Досужие журналисты на редкость дружно, словно сговорились, в какой бы части света ни имела место пресс-конференция, обязательно спросят: «Сколько раз, мадам, за свою артистическую жизнь вы станцевали «Умирающего лебедя»?»

А я и не знаю. Не считала. Наверное, зря. Но не считала. Скажу тридцать тысяч раз, не навру. Скажу сорок тысяч раз, тоже не навру. Даже приблизительно не знаю. Лишь могу определить количество лет, когда танцевала я «Умирающего лебедя». Их много. В 1942 году первый лебедь в Свердловске. Последний — на Красной площади в 1996-м…

А сколько раз я бисировала «Лебедя»? Дважды. А то и трижды. Импровизируя каждый бис, как бы споря с самой собой, выходя то с правой, то с левой кулисы. То лицом, то спиной к аудитории. Вот и подсчитайте!..

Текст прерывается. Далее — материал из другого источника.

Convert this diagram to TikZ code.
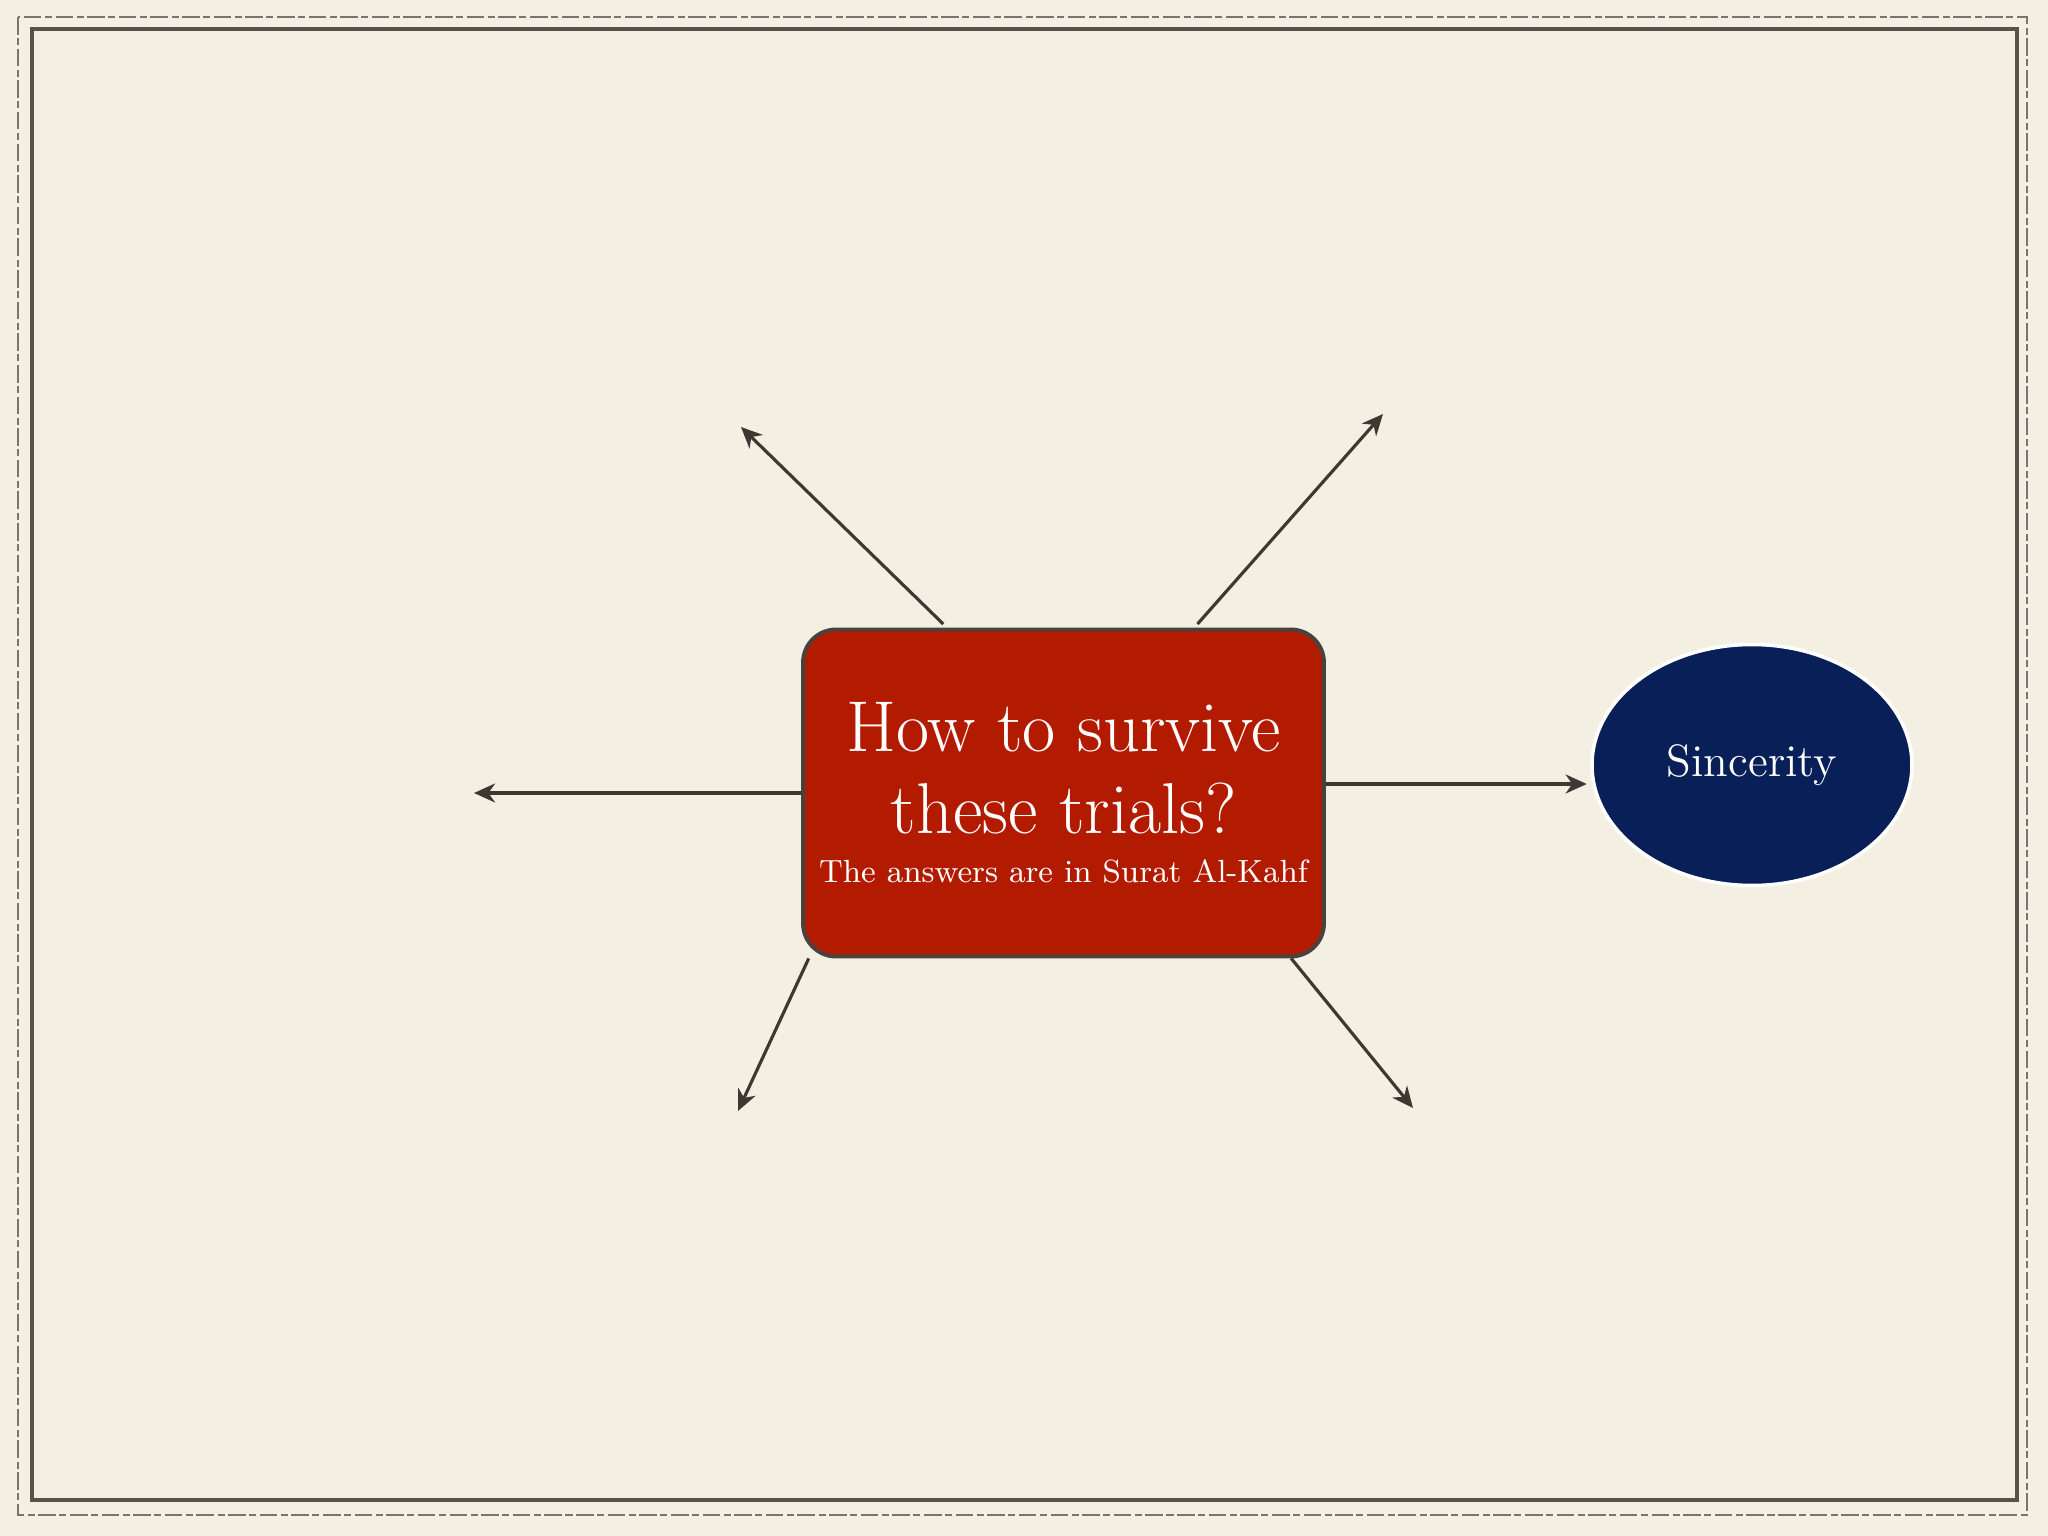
\documentclass[tikz,border=0pt]{standalone}
\usepackage{fontspec}
\usepackage{tikz}
\usetikzlibrary{arrows.meta,shapes.geometric}

\definecolor{paper}{RGB}{243,240,227}
\definecolor{frame}{RGB}{88,83,74}
\definecolor{boxred}{RGB}{179,27,0}
\definecolor{boxline}{RGB}{72,66,62}
\definecolor{navy}{RGB}{8,31,88}
\definecolor{ink}{RGB}{61,56,50}

\begin{document}
\begin{tikzpicture}[
    arr/.style={draw=ink,line width=0.9pt,-{Stealth[length=6pt,width=5.4pt,inset=1.9pt]}},
    mainbox/.style={draw=boxline,fill=boxred,line width=1.1pt,rounded corners=0.33cm,
        minimum width=5.21cm,minimum height=3.27cm,text=white,align=center,inner sep=0pt},
    answer/.style={draw=white,fill=navy,line width=1pt,ellipse,
        minimum width=3.2cm,minimum height=2.41cm,text=white,inner sep=0pt}]

        % page and frame
        \fill[paper] (0,0) rectangle (20.48,-15.36);
        \useasboundingbox (0,0) rectangle (20.48,-15.36);
        \draw[frame!80,line width=0.5pt,dash pattern=on 5pt off 1pt on 2pt off 1pt] (0.18,-0.17) rectangle (20.27,-15.15);
        \draw[frame,line width=1.3pt] (0.32,-0.29) rectangle (20.17,-15.00);

        \coordinate (A) at (10.635,-7.93);
        \coordinate (B) at (17.52,-7.65);
        \coordinate (C) at (4.74,-7.93);
        \coordinate (D) at (7.41,-4.27);
        \coordinate (E) at (13.83,-4.14);
        \coordinate (F) at (7.38,-11.11);
        \coordinate (G) at (14.13,-11.08);
        \coordinate (H) at (15,-7.84);

        \node[mainbox,font=\fontsize{20.5}{23.2}\selectfont] (QA) at (A)
            {How to survive\\these trials?\\[-9.2pt]{\fontsize{9.13}{11}\selectfont The answers are in Surat Al-Kahf}};
        \node[answer,font=\fontsize{12.9}{15}\selectfont] (QB) at (B) {Sincerity};

        \draw[arr] (QA.east |- H) -- ([xshift=-1pt]QB.west |- H);
        \draw[arr] (QA.west) -- (C);
        \draw[arr] ([yshift=1pt]QA.126.8) -- (D);
        \draw[arr] ([yshift=1pt]QA.51.9) -- (E);
        \draw[arr] (QA.213.3) -- (F);
        \draw[arr] (QA.324.8) -- (G);
      \end{tikzpicture}
\end{document}
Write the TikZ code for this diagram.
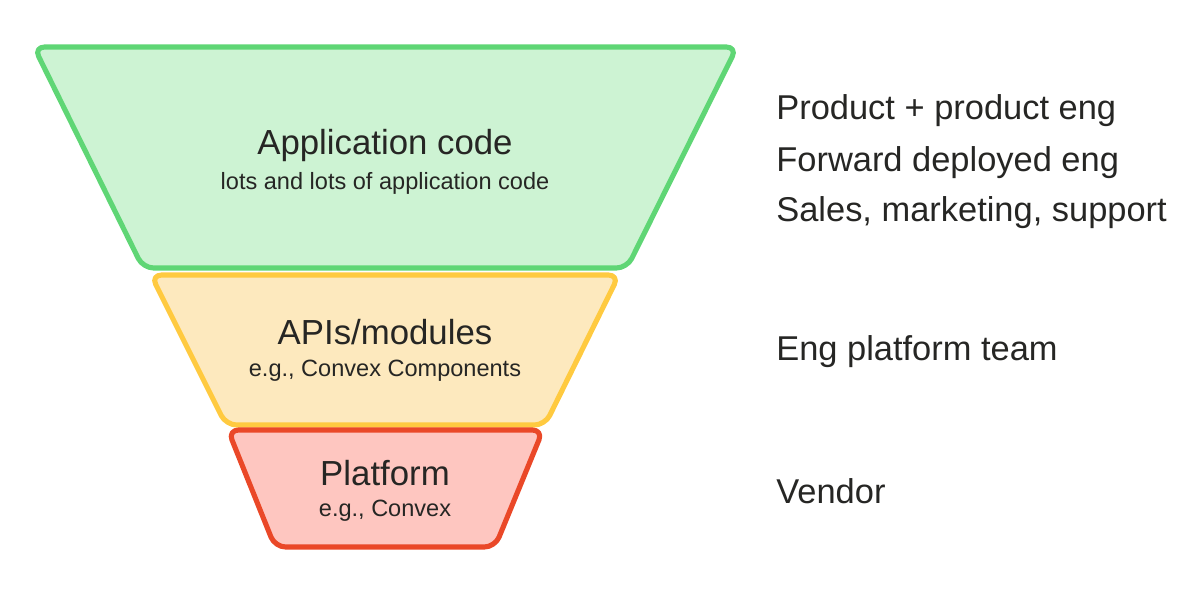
\documentclass[tikz,border=0pt]{standalone}
\usepackage{fontspec}
\setmainfont{Liberation Sans}
\definecolor{greenline}{RGB}{95,214,117}
\definecolor{greenfill}{RGB}{205,243,211}
\definecolor{yellowline}{RGB}{255,202,64}
\definecolor{yellowfill}{RGB}{253,233,190}
\definecolor{redline}{RGB}{234,72,40}
\definecolor{redfill}{RGB}{254,198,192}
\definecolor{ink}{RGB}{38,38,36}
\begin{document}
\begin{tikzpicture}[x=0.02cm,y=-0.02cm]

  \tikzstyle{layer}=[line width=2.9pt,rounded corners=6pt,line join=round]
  \tikzstyle{title}=[text=ink,inner sep=0pt,font=\fontsize{19.8}{23}\selectfont]
  \tikzstyle{sub}=[text=ink,inner sep=0pt,font=\fontsize{13.4}{16}\selectfont]
  \tikzstyle{who}=[text=ink,inner sep=0pt,anchor=west,font=\fontsize{19.6}{23}\selectfont]

  \useasboundingbox (0,0) rectangle (1200,595);

  % funnel
  \draw[layer,draw=greenline,fill=greenfill] (34,47) -- (737,47) -- (627,268) -- (143,268) -- cycle;
  \draw[layer,draw=yellowline,fill=yellowfill] (151,275) -- (619,275) -- (545,425) -- (226,425) -- cycle;
  \draw[layer,draw=redline,fill=redfill] (228,430) -- (543,430) -- (495,547) -- (275,547) -- cycle;

  \node[title] (app) at (385,146) {Application code};
  \node[sub] (appsub) at (385,183) {lots and lots of application code};
  \node[title] (api) at (385,332) {APIs/modules};
  \node[sub] (apisub) at (385,371) {e.g., Convex Components};
  \node[title] (plat) at (385,473) {Platform};
  \node[sub] (platsub) at (385,511) {e.g., Convex};

  % who owns it
  \node[who] (prod) at (776,111) {Product + product eng};
  \node[who] (fwd) at (776,163) {Forward deployed eng};
  \node[who] (sales) at (776,213) {Sales, marketing, support};
  \node[who] (team) at (776,352) {Eng platform team};
  \node[who] (vendor) at (776,491) {Vendor};

\end{tikzpicture}
\end{document}
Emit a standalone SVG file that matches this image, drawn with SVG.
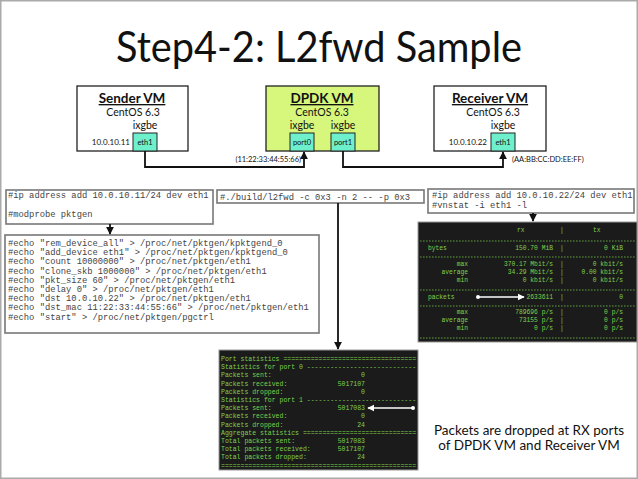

Люди часто отождествляли меня с этой птицей, делая «лебединые подношения» и подарки. Каких только размеров лебедей мне не дарили — хрустальных, фарфоровых, фаянсовых, медных, деревянных, бумажных, глиняных, серебряных. На фестивале в Бостоне прием в мою честь украсили полусотней ледяных лебедей. Во время ужина ледяные лебеди, стоявшие повсюду, в том числе и на столах, начали подтаивать и, словно рапидно, двигаться. Театрализованная подсветка снизу усилила этот эффект.

Запало трогательно в память, как вошла я в отведенную мне артистическую комнату в Шрайн Аудиториум в Лос-Анжелесе, куда меня пригласили для участия в благотворительном концерте в пользу больных СПИДом (увы, близкая тема для мужской части балетного мира). То был 1990 год. На моем гримировальном столе благоухал огромный лебедь из лепестков белых роз. Я стала спрашивать, от кого такое подношение. Сопроводительной записки при белоснежном лебеде не было. Менеджер концерта объяснил мне, что это привет от Саши Годунова…

За годы моей работы в Испании внимательные, душевные испанцы множество раз также олицетворяли меня с этой птицей. Долгое время над изголовьем постели на нашей даче в подмосковных Снегирях висел ковер ручной работы испанского примитивиста с изображением меня в облике лебедя, плывущего по глади волшебного озера. То был символический подарок от прекрасного испанского танцора фламенко Гектора Зараспе.

Таких историй приходит мне на память множество.

За мои «лебединые годы» претерпели немалые изменения материалы, из которых шили лебединые пачки. Моя первая свердловская пачка была скроена из обыкновенной марли. Такой марлей бинтуют раненых. Чтобы выглядела она поэффектнее да понаряднее, моя мама подкрахмалила ее. Пачка, помнится, была жесткая, торчащая, попахивала отчего-то керосином. Но со сцены гляделась торжественно и вполне достоверно.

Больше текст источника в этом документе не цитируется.